# Task brief
Transcribe the listing verbatim. Do not carry over any pictures.

# Material provided
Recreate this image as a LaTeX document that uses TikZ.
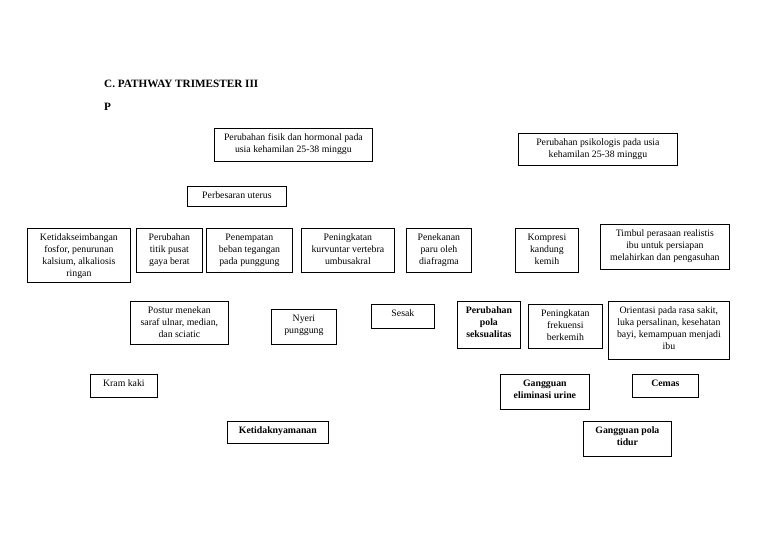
\documentclass[tikz,border=0pt]{standalone}
\usepackage{fontspec}
\setmainfont{Liberation Serif}
\tikzset{
  boxst/.style={draw=black, line width=0.8pt, inner sep=0pt, anchor=north west, font=\fontsize{9.8}{12}\selectfont},
  boldbox/.style={boxst, font=\fontsize{9.8}{12}\selectfont\bfseries},
}
\newcommand\mybox[7]{\node[#1] (#2) at (#3,#4) {\parbox[c][#6pt][t]{#5pt}{\centering\vspace*{5.5pt}#7\par}};}
\begin{document}
\begin{tikzpicture}[x=1pt,y=-1pt]
\useasboundingbox (0,0) rectangle (768,543);
\fill[white] (0,0) rectangle (768,543);
\node[anchor=base west, font=\fontsize{11.2}{13}\selectfont\bfseries, inner sep=0pt] (title) at (104,88) {C. PATHWAY TRIMESTER III};
\node[anchor=base west, font=\fontsize{11.2}{13}\selectfont\bfseries, inner sep=0pt] (ptext) at (104,110) {P};
% row 1
\mybox{boxst}{fisik}{214}{128}{158}{33}{Perubahan fisik dan hormonal pada\\usia kehamilan 25-38 minggu}
\mybox{boxst}{psiko}{518}{133}{159}{32}{Perubahan psikologis pada usia\\kehamilan 25-38 minggu}
\mybox{boxst}{uterus}{187}{186}{99}{20}{Perbesaran uterus}
% row 2
\mybox{boxst}{fosfor}{27}{228}{103}{54}{Ketidakseimbangan\\fosfor, penurunan\\kalsium, alkaliosis\\ringan}
\mybox{boxst}{titik}{136}{228}{66}{44}{Perubahan\\titik pusat\\gaya berat}
\mybox{boxst}{beban}{206}{228}{86}{44}{Penempatan\\beban tegangan\\pada punggung}
\mybox{boxst}{kurva}{301}{228}{93}{44}{Peningkatan\\kurvuntar vertebra\\umbusakral}
\mybox{boxst}{paru}{406}{228}{65}{44}{Penekanan\\paru oleh\\diafragma}
\mybox{boxst}{kandung}{515}{228}{63}{44}{Kompresi\\kandung\\kemih}
\mybox{boxst}{timbul}{600}{224}{129}{45}{Timbul perasaan realistis\\ibu untuk persiapan\\melahirkan dan pengasuhan}
% row 3
\mybox{boxst}{postur}{130}{301}{98}{43}{Postur menekan\\saraf ulnar, median,\\dan sciatic}
\mybox{boxst}{nyeri}{271}{309}{65}{35}{Nyeri\\punggung}
\mybox{boxst}{sesak}{371}{304}{63}{24}{Sesak}
\mybox{boldbox}{seks}{457}{301}{63}{47}{Perubahan\\pola\\seksualitas}
\mybox{boxst}{frek}{528}{304}{74}{44}{Peningkatan\\frekuensi\\berkemih}
\mybox{boxst}{orient}{608}{301}{121}{58}{Orientasi pada rasa sakit,\\luka persalinan, kesehatan\\bayi, kemampuan menjadi\\ibu}
% row 4
\mybox{boxst}{kram}{90}{374}{67}{23}{Kram kaki}
\mybox{boldbox}{elim}{500}{374}{89}{35}{Gangguan\\eliminasi urine}
\mybox{boldbox}{cemas}{632}{374}{66}{23}{Cemas}
% row 5
\mybox{boldbox}{nyaman}{227}{421}{101}{22}{Ketidaknyamanan}
\mybox{boldbox}{tidur}{583}{421}{88}{35}{Gangguan pola\\tidur}
\end{tikzpicture}
\end{document}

# Complete answer
Recreate this image as a LaTeX document that uses TikZ.
\documentclass[tikz,border=0pt]{standalone}
\usepackage{fontspec}
\setmainfont{Liberation Serif}
\tikzset{
  boxst/.style={draw=black, line width=0.8pt, inner sep=0pt, anchor=north west, font=\fontsize{9.8}{12}\selectfont},
  boldbox/.style={boxst, font=\fontsize{9.8}{12}\selectfont\bfseries},
}
\newcommand\mybox[7]{\node[#1] (#2) at (#3,#4) {\parbox[c][#6pt][t]{#5pt}{\centering\vspace*{5.5pt}#7\par}};}
\begin{document}
\begin{tikzpicture}[x=1pt,y=-1pt]
\useasboundingbox (0,0) rectangle (768,543);
\fill[white] (0,0) rectangle (768,543);
\node[anchor=base west, font=\fontsize{11.2}{13}\selectfont\bfseries, inner sep=0pt] (title) at (104,88) {C. PATHWAY TRIMESTER III};
\node[anchor=base west, font=\fontsize{11.2}{13}\selectfont\bfseries, inner sep=0pt] (ptext) at (104,110) {P};
% row 1
\mybox{boxst}{fisik}{214}{128}{158}{33}{Perubahan fisik dan hormonal pada\\usia kehamilan 25-38 minggu}
\mybox{boxst}{psiko}{518}{133}{159}{32}{Perubahan psikologis pada usia\\kehamilan 25-38 minggu}
\mybox{boxst}{uterus}{187}{186}{99}{20}{Perbesaran uterus}
% row 2
\mybox{boxst}{fosfor}{27}{228}{103}{54}{Ketidakseimbangan\\fosfor, penurunan\\kalsium, alkaliosis\\ringan}
\mybox{boxst}{titik}{136}{228}{66}{44}{Perubahan\\titik pusat\\gaya berat}
\mybox{boxst}{beban}{206}{228}{86}{44}{Penempatan\\beban tegangan\\pada punggung}
\mybox{boxst}{kurva}{301}{228}{93}{44}{Peningkatan\\kurvuntar vertebra\\umbusakral}
\mybox{boxst}{paru}{406}{228}{65}{44}{Penekanan\\paru oleh\\diafragma}
\mybox{boxst}{kandung}{515}{228}{63}{44}{Kompresi\\kandung\\kemih}
\mybox{boxst}{timbul}{600}{224}{129}{45}{Timbul perasaan realistis\\ibu untuk persiapan\\melahirkan dan pengasuhan}
% row 3
\mybox{boxst}{postur}{130}{301}{98}{43}{Postur menekan\\saraf ulnar, median,\\dan sciatic}
\mybox{boxst}{nyeri}{271}{309}{65}{35}{Nyeri\\punggung}
\mybox{boxst}{sesak}{371}{304}{63}{24}{Sesak}
\mybox{boldbox}{seks}{457}{301}{63}{47}{Perubahan\\pola\\seksualitas}
\mybox{boxst}{frek}{528}{304}{74}{44}{Peningkatan\\frekuensi\\berkemih}
\mybox{boxst}{orient}{608}{301}{121}{58}{Orientasi pada rasa sakit,\\luka persalinan, kesehatan\\bayi, kemampuan menjadi\\ibu}
% row 4
\mybox{boxst}{kram}{90}{374}{67}{23}{Kram kaki}
\mybox{boldbox}{elim}{500}{374}{89}{35}{Gangguan\\eliminasi urine}
\mybox{boldbox}{cemas}{632}{374}{66}{23}{Cemas}
% row 5
\mybox{boldbox}{nyaman}{227}{421}{101}{22}{Ketidaknyamanan}
\mybox{boldbox}{tidur}{583}{421}{88}{35}{Gangguan pola\\tidur}
\end{tikzpicture}
\end{document}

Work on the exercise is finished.